Hope v. Wish v. Expectation

To hear it from my therapist’s point of view, I have a lifelong pattern of pursuing unavailable women.  This goes all the way back to, yes, you guessed it, my relationship with my mother.

I may have been seven or eight, when, for some long forgotten reason, I was standing at my mother’s side, probably pulling on her in some way, asking, begging, pleading with her to give me a moment of time, to listen to whatever cataclysmic need was about to overwhelm me.  The way I remember it, she didn’t even respond, or if she did, it was something along the lines of, “stop it, not now, quit bothering me, can’t you see I’m busy right now?”

It was at exactly that moment that I told myself, “okay, that’s it, it’s over, I get it.  We’re done, we’re through, we’re finished.  I’m going to shut up, sit on my feelings, and never, ever bother you with anything ever again.”  At the time I really believed she would sooner or later notice that I had gone quiet, that something must be terribly wrong that I wasn’t talking to her anymore, that she finally realized just how unimportant, lonely, invisible I was feeling, and that she would hug me, tell me how sorry she was, and that she would pay more attention to me.

That never happened.  If anything, things just got worse.  The only attention I ever got from her was for being quiet, not causing trouble, not making a nuisance of myself.  “I like you when you don’t bother me,” was the message I was hearing, and since crappy attention was better than no attention at all, I said, okay – I want you to love me, so I won’t bother you.
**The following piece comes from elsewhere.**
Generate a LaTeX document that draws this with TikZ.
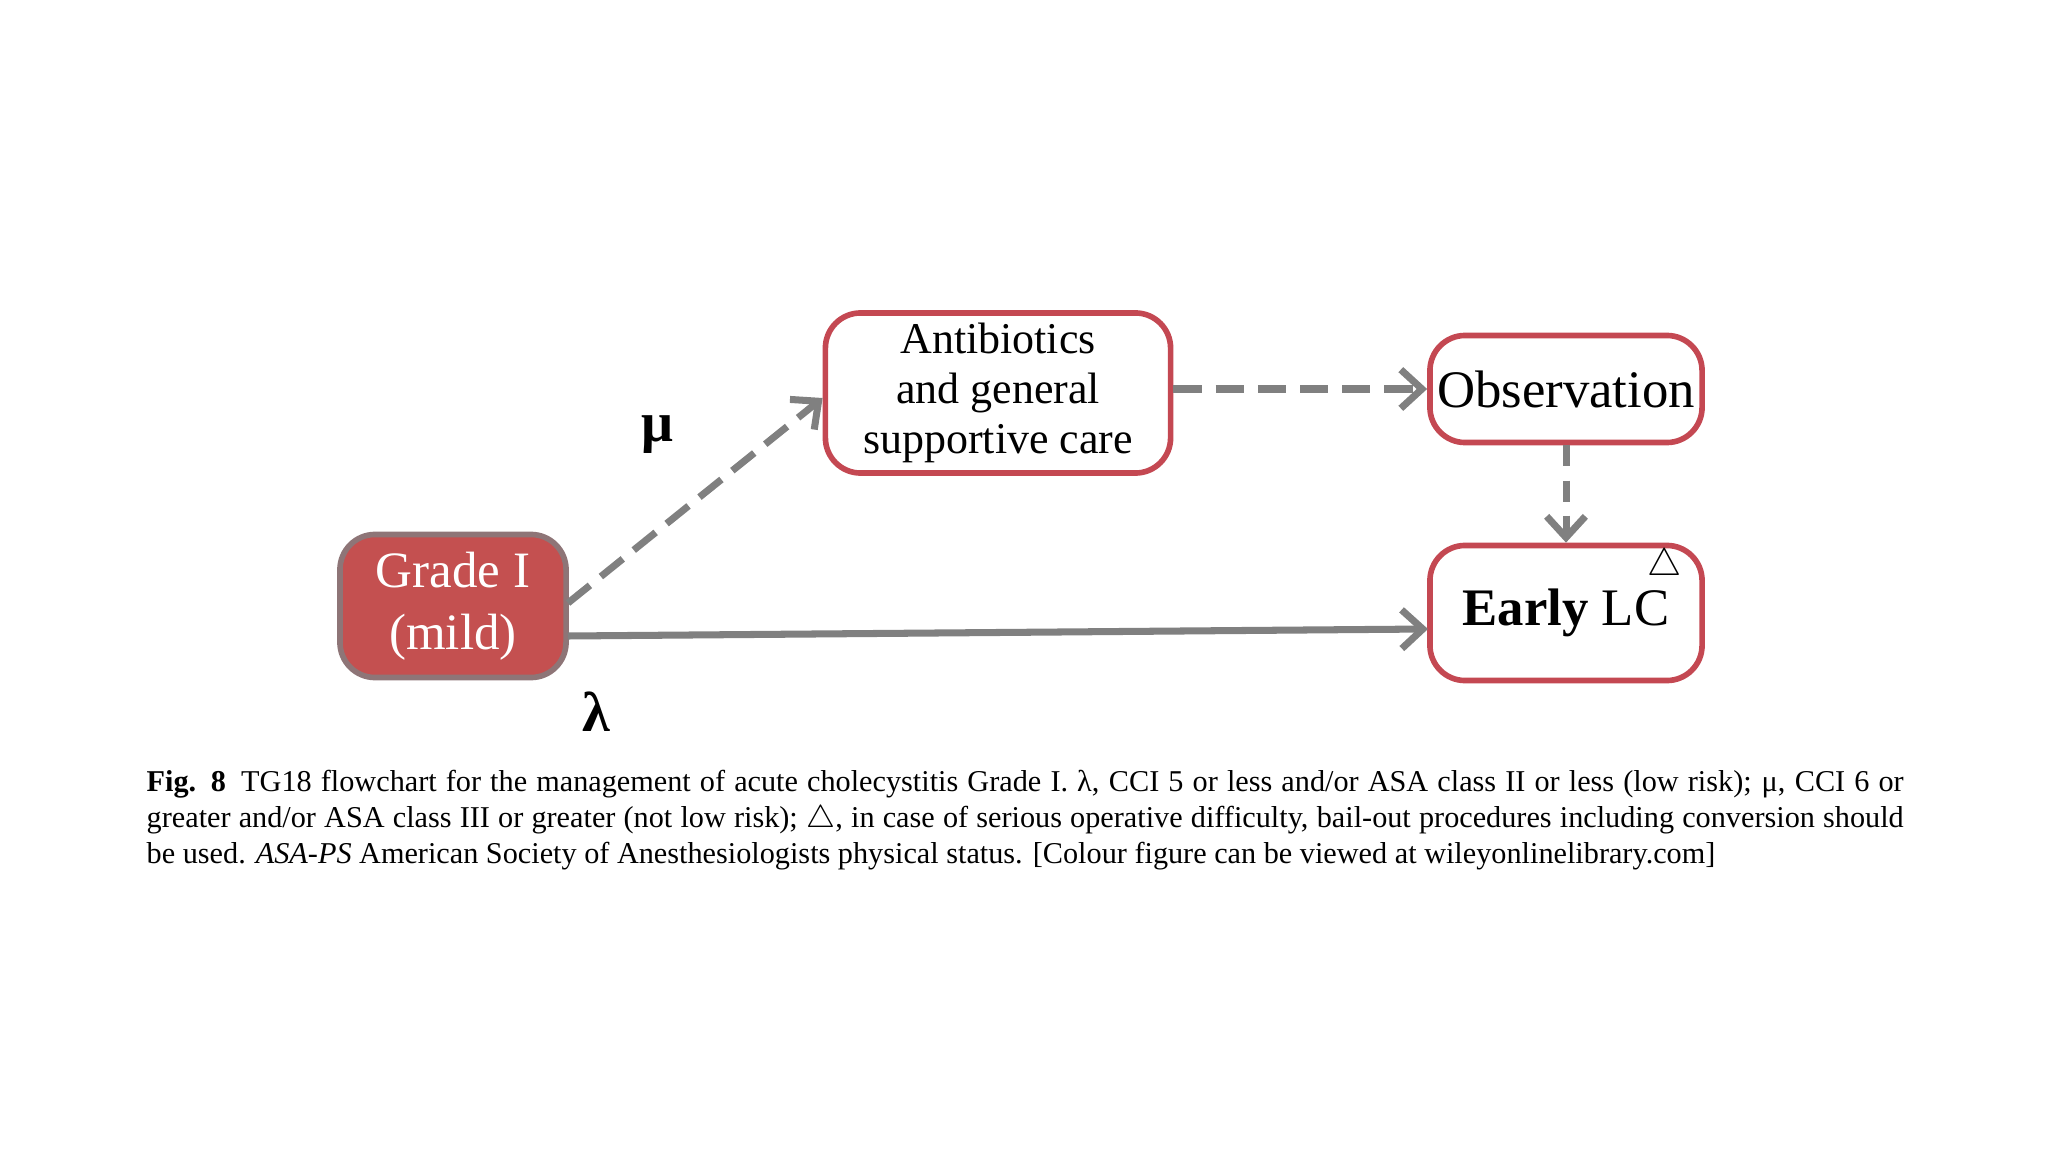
\documentclass[tikz,border=0pt]{standalone}
\usepackage{fontspec}
\setmainfont{Liberation Serif}
\usetikzlibrary{arrows.meta}
\definecolor{bred}{RGB}{196,72,82}
\definecolor{fred}{RGB}{196,80,80}
\definecolor{agray}{RGB}{128,128,128}
\tikzset{
 box/.style={draw=bred,line width=1.6pt,rounded corners=10pt,fill=white,align=center,inner sep=0pt},
 conn/.style={draw=agray,line width=2pt,-{Straight Barb[length=6pt,width=11pt]}},
}
\begin{document}
\begin{tikzpicture}[x=0.01cm,y=-0.01cm]
\useasboundingbox (0,0) rectangle (2048,1152);
\node[box,fill=fred,draw=agray!80!bred,text=white,minimum width=2.26cm,minimum height=1.43cm,font=\fontsize{14.5}{17.5}\selectfont] (g) at (453,606) {Grade I\\(mild)};
\node[box,minimum width=3.45cm,minimum height=1.6cm,font=\fontsize{12.5}{14.2}\selectfont] (a) at (998,393) {Antibiotics\\and general\\supportive care};
\node[box,minimum width=2.72cm,minimum height=1.07cm,font=\fontsize{15}{18}\selectfont] (o) at (1566,389) {Observation};
\node[box,minimum width=2.72cm,minimum height=1.35cm,font=\fontsize{15}{18}\selectfont] (e) at (1566,613) {\textbf{Early} LC};
\node[font=\fontsize{11}{12}\selectfont] (tri) at (1665,566) {$\bigtriangleup$};
\node[font=\bfseries\fontsize{16}{18}\selectfont] (mu) at (657,435) {μ};
\node[font=\bfseries\fontsize{16}{18}\selectfont] (la) at (596,712) {λ};
\coordinate (ms) at (568,603);
\coordinate (gs) at (568,636);
\coordinate (es) at (1428,629);
\draw[conn,dash pattern=on 8pt off 4pt] (ms) -- (a.west|-0,398);
\draw[conn] (gs) -- (es);
\draw[conn,dash pattern=on 8pt off 4pt] (a.east|-o) -- (o.west);
\draw[conn,dash pattern=on 6pt off 4pt] (o.south) -- (e.north);
\node[anchor=north west,text width=17.56cm,align=justify,font=\fontsize{8.6}{10.1}\selectfont,inner sep=0pt] (cap) at (146,770) {\textbf{Fig. 8}\enspace TG18 flowchart for the management of acute cholecystitis Grade I. λ, CCI 5 or less and/or ASA class II or less (low risk); μ, CCI 6 or greater and/or ASA class III or greater (not low risk); $\triangle$, in case of serious operative difficulty, bail-out procedures including conversion should be used. \textit{ASA-PS} American Society of Anesthesiologists physical status. [Colour figure can be viewed at wileyonlinelibrary.com]};
\end{tikzpicture}
\end{document}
She’s been dead for over thirty years now, this all happened well over fifty years ago, and apparently I’m still not over it.  I’ve pretty much concluded that I’ll never be loved the way I want to be loved – which, of course, is different from concluding that I’m not worth anyone’s love.  I can try to reason my way through it, tell myself that all kinds of people love me in their own way, just not the way I want them to love me.  But I can’t talk myself out of feeling ignored, belittled, push aside, dismissed.